Rabbis have criticised a leading Jewish charity for inviting Jerry Springer, the American television presenter, to be the guest speaker at its annual fundraising dinner next week. By Stephen Bates.

Rabbis have criticised a leading Jewish charity for inviting Jerry Springer, the American television presenter, to be the guest speaker at its annual fundraising dinner next week. They say he undermines society with his confessional show.

The move to get Springer - who was born in Britain and whose parents fled Nazism - disinvited from the dinner, organised by the United Jewish Israel Appeal, follows complaints by conservative Christian groups a fortnight ago about the BBC's broadcast of the opera based on his show.
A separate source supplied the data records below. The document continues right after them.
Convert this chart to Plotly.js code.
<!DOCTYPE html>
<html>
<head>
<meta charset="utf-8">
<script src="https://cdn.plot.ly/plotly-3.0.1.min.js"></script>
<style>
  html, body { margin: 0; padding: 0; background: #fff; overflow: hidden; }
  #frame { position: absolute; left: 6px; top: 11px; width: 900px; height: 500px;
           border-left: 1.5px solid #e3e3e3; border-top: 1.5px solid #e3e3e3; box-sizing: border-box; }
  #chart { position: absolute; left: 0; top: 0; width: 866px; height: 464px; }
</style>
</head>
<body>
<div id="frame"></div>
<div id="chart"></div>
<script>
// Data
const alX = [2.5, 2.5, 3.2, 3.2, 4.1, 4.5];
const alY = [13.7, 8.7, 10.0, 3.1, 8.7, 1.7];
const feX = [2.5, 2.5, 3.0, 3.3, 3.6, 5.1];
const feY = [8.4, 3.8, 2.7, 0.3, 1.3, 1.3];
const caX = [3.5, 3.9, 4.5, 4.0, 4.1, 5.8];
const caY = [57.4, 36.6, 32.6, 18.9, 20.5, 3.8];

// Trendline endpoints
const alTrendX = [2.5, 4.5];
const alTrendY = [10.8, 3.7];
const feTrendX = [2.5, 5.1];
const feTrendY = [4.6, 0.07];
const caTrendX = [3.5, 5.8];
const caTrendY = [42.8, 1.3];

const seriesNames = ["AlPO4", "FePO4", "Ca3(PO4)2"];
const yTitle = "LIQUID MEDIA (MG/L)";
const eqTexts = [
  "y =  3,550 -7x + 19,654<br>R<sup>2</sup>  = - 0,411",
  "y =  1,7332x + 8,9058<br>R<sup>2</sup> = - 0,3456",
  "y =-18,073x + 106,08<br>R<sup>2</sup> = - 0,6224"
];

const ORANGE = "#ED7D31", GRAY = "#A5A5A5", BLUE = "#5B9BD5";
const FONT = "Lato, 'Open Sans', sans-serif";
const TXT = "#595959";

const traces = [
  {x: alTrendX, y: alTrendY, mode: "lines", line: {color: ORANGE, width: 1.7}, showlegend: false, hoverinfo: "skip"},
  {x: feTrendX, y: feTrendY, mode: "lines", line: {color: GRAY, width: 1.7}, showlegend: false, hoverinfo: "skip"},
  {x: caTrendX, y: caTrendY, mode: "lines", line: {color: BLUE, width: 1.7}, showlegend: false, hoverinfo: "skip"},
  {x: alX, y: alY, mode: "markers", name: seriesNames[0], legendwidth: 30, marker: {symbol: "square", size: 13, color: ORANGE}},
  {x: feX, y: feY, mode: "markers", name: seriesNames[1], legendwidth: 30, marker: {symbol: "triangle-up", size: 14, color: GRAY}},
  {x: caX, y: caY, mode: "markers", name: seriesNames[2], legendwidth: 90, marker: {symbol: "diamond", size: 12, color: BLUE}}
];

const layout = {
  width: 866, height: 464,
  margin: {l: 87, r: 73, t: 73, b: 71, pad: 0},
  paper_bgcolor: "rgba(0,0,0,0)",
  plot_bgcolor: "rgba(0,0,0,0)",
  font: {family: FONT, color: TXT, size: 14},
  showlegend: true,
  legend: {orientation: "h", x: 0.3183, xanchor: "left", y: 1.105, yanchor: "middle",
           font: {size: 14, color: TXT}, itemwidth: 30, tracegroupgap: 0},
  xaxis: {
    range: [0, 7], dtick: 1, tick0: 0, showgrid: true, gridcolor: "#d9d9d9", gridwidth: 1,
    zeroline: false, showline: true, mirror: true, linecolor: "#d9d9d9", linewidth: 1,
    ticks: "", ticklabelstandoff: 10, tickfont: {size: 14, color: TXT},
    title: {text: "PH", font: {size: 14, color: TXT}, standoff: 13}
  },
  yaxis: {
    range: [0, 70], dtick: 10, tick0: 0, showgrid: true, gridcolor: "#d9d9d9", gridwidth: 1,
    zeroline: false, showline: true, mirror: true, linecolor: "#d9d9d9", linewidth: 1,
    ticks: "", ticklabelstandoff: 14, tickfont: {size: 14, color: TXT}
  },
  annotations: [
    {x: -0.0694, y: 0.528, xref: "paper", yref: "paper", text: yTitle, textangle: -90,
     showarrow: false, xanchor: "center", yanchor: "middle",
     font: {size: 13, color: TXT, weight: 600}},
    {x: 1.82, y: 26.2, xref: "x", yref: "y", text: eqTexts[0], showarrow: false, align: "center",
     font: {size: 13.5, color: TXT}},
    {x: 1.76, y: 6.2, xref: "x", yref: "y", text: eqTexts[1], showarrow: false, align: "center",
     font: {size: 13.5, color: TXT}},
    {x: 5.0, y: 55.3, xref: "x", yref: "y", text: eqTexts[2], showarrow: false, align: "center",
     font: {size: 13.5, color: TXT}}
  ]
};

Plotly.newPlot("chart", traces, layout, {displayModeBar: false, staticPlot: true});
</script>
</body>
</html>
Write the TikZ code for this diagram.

Rabbi Shlomo Levin, the minister of the South Hampstead Synagogue in London, is quoted in today's Jewish Chronicle as having told his congregation that inviting Springer was the wrong way for the charity to sell tickets. He said the show was a kind of pornography, and the charity might as well have considered a lap-dancing evening.

"When we reach the point that a person like Jerry Springer is the speaker it is time to stop and ask ourselves what has gone wrong," he said.

"Charities need to be very careful about the appropriateness of their speaker. I don't think Jerry Springer's public persona stands for anything which is wholesome in society."

Rabbi Levin also criticised the charity Jewish Care for using non-kosher caterers for its fundraising events.

The tickets for next week's dinner for 700 are expected to sell out.

Another rabbi, Yitzchak Schochet, of the Mill Hill Synagogue, told the paper: "It remains incumbent upon the heads of Jewish organisations to always maintain the moral high ground, however trendy or fashionable certain fund-raising alternatives might be."

The chief rabbi, Jonathan Sacks, is the charity's honourary president. He will not be attending the event, though his office said he had decided not to go before the identity of the guest speaker was known.

The charity said: "We've invited Jerry Springer as a deep-thinking British-born Jew. It is timely that he is here two days before Holocaust Memorial Day, since he is a child of Holocaust survivors."